* [Short task]
From the records below, print only the part that opens with the line containing "Recreate this image" and closes with the line containing "plt.rcParams['font.family'] = ['Liberation"; omit the pictures.

##### Data in this exercise

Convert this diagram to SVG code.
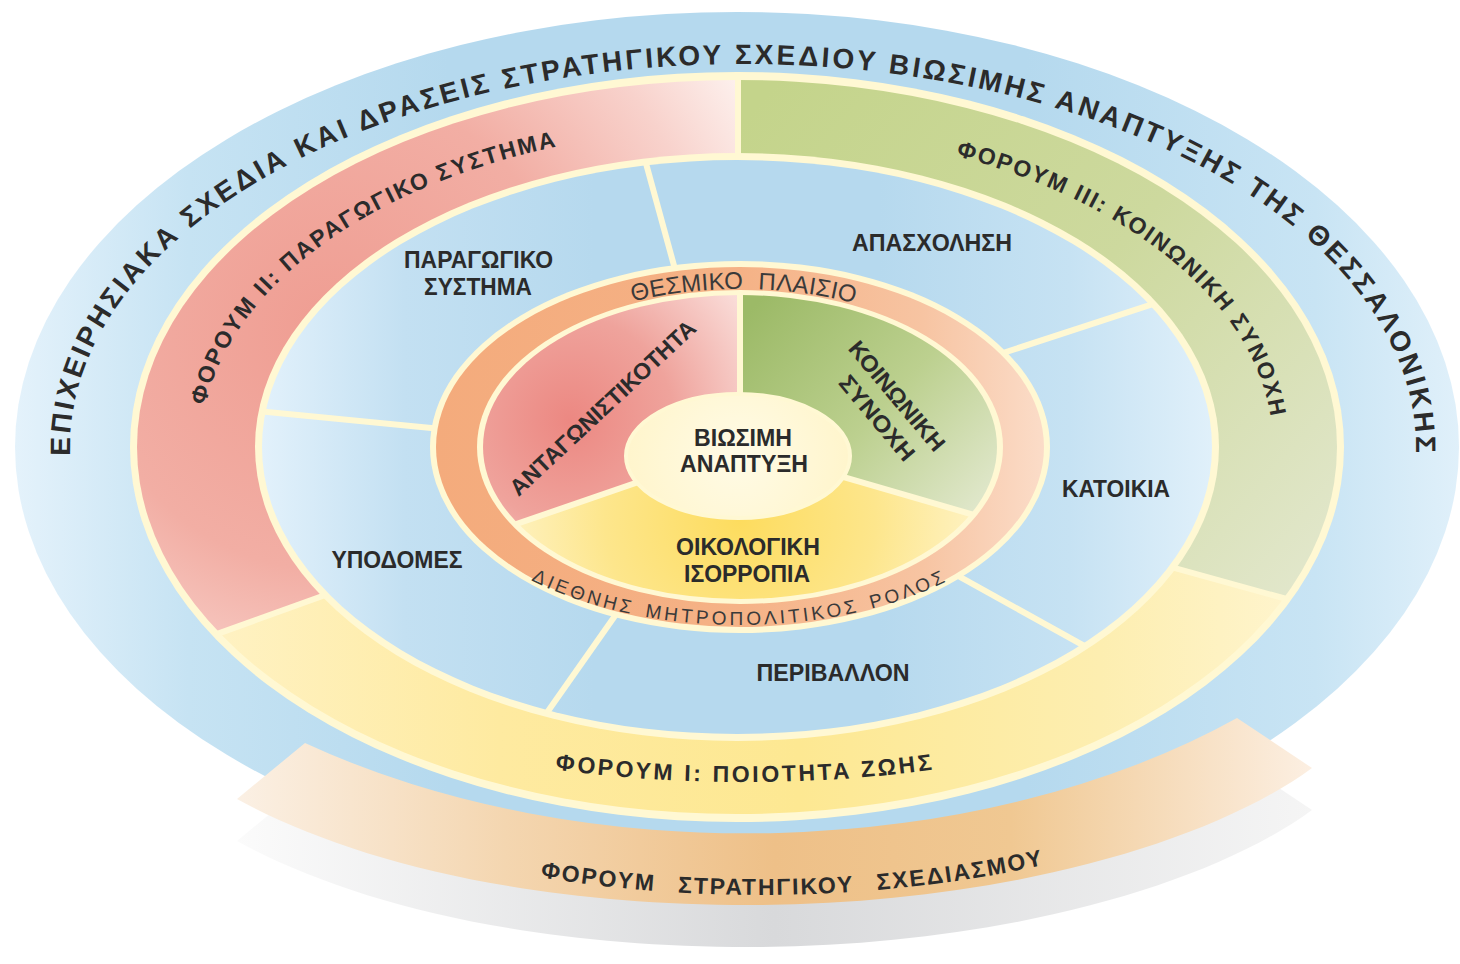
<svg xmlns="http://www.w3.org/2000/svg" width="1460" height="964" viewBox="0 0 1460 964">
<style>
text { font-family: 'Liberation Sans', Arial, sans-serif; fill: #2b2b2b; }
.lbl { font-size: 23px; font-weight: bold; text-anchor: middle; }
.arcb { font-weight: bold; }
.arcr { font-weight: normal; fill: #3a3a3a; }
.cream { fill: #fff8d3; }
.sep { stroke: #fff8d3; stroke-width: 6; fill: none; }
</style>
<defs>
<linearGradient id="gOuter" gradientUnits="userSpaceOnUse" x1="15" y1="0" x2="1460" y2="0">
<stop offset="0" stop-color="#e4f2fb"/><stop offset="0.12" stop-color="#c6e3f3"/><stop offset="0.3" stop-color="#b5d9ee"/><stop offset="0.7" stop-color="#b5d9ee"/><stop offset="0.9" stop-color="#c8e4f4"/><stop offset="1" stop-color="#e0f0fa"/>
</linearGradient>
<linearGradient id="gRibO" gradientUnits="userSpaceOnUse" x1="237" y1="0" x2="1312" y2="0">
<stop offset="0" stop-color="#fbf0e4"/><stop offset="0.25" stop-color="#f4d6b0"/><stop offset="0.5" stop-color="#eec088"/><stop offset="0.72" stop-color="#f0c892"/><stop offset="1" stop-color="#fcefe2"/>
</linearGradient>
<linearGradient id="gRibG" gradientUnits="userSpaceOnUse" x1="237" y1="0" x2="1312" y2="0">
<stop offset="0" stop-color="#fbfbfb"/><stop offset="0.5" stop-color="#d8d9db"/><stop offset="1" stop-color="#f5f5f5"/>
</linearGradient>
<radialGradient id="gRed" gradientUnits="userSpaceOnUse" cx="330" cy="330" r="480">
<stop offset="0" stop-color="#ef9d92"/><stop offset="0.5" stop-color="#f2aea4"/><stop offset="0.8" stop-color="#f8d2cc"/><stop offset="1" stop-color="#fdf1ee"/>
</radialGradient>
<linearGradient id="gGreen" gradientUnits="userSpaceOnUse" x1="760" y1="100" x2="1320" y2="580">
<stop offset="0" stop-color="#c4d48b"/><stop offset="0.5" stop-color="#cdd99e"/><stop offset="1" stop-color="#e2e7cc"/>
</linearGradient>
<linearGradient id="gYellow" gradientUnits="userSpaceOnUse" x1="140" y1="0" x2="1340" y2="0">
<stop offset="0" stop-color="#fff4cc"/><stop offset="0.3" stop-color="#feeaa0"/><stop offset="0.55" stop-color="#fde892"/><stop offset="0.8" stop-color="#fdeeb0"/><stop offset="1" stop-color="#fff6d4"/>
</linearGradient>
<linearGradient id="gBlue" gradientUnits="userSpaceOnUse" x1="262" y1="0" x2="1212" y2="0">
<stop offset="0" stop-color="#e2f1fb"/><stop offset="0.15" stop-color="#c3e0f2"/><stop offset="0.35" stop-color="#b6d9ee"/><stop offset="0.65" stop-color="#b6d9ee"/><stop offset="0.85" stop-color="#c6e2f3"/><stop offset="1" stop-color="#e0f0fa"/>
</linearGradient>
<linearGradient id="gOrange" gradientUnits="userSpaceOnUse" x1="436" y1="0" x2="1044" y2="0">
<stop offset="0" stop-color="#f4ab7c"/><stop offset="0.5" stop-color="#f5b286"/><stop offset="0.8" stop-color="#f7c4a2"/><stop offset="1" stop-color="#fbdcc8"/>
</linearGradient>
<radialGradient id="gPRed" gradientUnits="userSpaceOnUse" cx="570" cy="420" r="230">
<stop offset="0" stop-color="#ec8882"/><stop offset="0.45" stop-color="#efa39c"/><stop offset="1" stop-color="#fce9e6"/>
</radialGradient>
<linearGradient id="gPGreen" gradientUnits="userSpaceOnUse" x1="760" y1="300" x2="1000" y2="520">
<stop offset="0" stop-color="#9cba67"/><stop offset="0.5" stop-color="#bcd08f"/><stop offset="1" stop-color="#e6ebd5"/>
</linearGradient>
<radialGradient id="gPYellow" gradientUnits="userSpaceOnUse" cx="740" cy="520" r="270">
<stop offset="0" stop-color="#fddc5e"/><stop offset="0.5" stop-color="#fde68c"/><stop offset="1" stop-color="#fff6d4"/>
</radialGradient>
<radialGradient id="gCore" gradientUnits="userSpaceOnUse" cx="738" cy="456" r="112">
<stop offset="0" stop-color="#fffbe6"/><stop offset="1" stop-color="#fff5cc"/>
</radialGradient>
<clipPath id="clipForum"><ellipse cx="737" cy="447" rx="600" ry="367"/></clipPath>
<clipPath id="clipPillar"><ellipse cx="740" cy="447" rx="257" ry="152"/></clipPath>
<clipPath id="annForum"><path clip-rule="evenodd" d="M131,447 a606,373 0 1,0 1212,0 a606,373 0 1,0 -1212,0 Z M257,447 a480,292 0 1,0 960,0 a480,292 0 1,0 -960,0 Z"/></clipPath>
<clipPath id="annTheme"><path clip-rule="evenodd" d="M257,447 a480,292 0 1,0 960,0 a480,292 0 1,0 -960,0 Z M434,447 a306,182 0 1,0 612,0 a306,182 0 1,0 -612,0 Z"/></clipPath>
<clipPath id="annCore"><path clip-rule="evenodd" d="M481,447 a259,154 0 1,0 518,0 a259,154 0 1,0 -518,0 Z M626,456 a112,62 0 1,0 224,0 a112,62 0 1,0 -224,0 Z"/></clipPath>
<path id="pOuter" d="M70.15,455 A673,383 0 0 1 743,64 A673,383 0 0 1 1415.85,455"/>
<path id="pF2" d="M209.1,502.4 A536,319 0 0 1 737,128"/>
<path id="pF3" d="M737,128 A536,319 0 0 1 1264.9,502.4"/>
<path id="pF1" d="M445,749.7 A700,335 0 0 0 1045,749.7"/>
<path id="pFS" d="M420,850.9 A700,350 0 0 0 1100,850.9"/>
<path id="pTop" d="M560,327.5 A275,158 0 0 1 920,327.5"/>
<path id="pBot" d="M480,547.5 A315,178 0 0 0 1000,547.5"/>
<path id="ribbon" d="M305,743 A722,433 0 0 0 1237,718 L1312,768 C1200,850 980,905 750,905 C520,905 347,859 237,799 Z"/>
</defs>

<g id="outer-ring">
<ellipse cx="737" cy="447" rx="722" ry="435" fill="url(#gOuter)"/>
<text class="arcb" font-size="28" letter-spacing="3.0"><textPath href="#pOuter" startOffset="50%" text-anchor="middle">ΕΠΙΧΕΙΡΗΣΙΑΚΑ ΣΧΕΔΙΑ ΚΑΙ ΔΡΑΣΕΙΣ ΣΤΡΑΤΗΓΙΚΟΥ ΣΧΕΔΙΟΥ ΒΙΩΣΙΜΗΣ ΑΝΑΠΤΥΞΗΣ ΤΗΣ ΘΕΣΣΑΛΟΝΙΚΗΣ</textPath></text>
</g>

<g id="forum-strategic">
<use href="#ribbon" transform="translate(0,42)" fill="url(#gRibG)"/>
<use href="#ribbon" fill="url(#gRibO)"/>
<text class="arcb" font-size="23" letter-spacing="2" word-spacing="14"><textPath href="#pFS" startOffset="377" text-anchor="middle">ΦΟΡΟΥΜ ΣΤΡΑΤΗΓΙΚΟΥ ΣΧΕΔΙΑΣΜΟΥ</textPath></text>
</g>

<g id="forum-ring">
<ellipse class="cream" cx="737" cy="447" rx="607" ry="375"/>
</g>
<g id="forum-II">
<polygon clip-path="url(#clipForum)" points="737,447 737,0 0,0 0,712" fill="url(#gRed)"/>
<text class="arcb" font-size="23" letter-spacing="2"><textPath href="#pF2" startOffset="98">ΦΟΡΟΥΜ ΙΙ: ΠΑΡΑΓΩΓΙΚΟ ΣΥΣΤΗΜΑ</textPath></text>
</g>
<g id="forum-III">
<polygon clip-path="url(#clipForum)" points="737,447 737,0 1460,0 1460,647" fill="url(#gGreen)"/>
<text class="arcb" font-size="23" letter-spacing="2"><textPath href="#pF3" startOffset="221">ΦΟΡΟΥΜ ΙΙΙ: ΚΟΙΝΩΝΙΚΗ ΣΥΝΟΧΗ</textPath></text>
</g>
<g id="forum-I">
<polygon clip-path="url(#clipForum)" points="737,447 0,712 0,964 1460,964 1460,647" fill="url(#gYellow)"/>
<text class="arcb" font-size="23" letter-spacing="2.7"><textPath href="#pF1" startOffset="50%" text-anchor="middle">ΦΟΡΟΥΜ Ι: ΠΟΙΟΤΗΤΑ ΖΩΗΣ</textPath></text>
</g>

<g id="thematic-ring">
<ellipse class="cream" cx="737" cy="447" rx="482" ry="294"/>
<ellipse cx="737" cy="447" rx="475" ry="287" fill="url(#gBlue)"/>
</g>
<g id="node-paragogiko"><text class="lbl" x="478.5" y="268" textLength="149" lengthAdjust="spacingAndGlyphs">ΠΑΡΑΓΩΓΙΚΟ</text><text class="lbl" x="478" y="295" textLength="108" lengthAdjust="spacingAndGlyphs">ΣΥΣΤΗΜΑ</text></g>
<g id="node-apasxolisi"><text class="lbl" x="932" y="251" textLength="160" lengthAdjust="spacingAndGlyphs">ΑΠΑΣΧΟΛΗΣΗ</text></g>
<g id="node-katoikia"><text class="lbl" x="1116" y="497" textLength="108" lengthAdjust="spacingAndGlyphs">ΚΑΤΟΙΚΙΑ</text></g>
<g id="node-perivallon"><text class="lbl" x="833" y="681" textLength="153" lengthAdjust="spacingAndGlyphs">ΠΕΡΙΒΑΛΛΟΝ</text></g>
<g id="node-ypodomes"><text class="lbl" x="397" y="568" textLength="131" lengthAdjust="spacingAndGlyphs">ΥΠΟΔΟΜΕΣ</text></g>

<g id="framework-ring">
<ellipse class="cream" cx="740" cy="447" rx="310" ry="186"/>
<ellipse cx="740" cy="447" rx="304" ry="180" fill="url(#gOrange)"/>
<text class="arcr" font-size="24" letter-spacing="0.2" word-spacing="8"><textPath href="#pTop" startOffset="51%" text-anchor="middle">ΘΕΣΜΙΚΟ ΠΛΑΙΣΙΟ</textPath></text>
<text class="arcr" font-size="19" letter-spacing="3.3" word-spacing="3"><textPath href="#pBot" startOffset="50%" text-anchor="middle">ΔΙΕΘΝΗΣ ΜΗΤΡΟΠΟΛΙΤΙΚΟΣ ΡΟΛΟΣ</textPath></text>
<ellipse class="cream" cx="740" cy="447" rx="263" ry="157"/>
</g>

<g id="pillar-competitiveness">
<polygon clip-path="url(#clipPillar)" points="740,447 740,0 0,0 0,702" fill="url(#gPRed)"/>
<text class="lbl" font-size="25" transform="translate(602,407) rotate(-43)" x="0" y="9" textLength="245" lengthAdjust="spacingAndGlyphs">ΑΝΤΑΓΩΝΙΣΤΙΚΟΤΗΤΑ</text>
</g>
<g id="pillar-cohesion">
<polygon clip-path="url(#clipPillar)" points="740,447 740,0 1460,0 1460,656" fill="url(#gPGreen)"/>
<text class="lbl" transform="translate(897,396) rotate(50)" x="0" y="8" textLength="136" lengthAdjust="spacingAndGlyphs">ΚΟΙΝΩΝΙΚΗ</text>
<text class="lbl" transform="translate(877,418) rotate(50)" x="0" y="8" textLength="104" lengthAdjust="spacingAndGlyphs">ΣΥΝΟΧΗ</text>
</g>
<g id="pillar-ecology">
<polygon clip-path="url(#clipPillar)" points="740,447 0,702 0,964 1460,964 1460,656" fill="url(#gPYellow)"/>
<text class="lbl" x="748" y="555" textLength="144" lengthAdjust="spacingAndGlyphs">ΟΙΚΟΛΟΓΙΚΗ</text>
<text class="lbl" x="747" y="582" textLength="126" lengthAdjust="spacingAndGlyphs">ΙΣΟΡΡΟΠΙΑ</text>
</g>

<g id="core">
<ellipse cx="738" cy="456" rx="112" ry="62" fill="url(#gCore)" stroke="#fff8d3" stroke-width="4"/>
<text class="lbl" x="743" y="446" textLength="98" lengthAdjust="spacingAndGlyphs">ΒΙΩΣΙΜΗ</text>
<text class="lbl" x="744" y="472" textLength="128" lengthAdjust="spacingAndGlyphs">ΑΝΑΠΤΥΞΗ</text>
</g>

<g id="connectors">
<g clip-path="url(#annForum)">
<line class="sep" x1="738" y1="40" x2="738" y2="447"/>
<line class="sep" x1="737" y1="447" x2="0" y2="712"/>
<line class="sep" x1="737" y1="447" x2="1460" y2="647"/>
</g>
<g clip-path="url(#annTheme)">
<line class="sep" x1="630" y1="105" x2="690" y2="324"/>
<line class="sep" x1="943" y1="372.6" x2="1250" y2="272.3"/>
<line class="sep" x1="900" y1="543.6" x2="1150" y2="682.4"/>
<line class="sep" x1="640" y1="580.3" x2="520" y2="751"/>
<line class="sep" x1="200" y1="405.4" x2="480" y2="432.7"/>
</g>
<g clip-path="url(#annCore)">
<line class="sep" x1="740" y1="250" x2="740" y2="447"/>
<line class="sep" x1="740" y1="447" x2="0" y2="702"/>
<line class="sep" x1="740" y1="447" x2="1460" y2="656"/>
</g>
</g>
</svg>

##########
##### Data in this exercise

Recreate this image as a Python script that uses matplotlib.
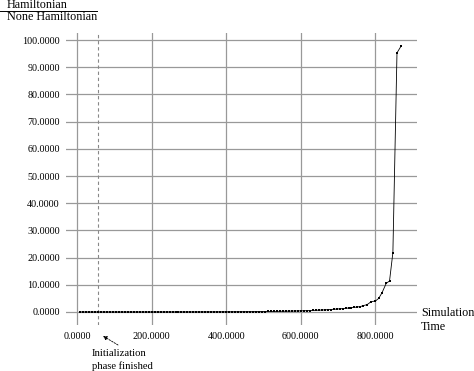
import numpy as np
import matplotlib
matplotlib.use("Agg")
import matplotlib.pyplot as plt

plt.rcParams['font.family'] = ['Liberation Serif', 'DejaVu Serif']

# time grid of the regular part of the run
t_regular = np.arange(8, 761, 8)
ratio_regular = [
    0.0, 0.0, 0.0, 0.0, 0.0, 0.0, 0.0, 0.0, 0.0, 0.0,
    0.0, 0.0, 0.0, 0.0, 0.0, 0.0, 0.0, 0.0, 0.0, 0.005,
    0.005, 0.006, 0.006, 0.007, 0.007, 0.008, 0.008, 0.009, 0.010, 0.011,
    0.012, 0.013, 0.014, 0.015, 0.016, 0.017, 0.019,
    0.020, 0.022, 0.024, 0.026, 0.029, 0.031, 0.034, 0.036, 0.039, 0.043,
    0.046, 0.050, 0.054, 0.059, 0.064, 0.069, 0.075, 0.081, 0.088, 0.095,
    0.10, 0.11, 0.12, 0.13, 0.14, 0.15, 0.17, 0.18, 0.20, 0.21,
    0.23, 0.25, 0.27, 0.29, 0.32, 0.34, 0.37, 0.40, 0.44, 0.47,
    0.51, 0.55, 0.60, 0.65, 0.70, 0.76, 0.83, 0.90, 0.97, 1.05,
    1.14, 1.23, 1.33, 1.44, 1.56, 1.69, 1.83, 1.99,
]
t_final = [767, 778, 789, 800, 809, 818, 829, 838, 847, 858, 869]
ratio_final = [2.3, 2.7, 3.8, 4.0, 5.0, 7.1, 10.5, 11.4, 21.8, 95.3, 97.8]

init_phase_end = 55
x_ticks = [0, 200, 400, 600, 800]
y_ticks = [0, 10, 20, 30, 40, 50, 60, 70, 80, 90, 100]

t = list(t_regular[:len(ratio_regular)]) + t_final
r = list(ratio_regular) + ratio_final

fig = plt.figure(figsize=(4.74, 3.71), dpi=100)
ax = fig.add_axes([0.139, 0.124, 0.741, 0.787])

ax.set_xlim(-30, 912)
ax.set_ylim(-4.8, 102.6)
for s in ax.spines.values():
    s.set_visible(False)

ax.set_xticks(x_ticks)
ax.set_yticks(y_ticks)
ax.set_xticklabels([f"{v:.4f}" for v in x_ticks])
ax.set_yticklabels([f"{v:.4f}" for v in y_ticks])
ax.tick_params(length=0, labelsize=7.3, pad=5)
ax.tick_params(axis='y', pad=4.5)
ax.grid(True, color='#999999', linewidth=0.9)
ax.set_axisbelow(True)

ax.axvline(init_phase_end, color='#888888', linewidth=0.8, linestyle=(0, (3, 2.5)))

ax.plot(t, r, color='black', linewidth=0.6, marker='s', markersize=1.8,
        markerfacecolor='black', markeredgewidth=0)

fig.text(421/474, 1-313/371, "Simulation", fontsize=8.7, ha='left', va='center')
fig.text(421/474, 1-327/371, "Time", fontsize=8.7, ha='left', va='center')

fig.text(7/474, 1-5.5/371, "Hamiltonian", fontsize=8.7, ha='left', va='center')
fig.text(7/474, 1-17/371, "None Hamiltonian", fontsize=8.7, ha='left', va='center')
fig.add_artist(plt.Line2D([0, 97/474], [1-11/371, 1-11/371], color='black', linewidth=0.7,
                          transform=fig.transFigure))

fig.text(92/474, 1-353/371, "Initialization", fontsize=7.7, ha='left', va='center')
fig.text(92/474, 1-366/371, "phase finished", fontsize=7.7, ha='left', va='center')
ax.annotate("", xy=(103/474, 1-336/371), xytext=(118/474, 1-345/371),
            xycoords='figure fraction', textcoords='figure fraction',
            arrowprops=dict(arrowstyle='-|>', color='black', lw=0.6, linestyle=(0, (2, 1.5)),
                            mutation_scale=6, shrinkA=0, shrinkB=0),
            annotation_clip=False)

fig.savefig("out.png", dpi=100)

##########

* [Response to the exercise]
Recreate this image as a Python script that uses matplotlib.
import numpy as np
import matplotlib
matplotlib.use("Agg")
import matplotlib.pyplot as plt

plt.rcParams['font.family'] = ['Liberation Serif', 'DejaVu Serif']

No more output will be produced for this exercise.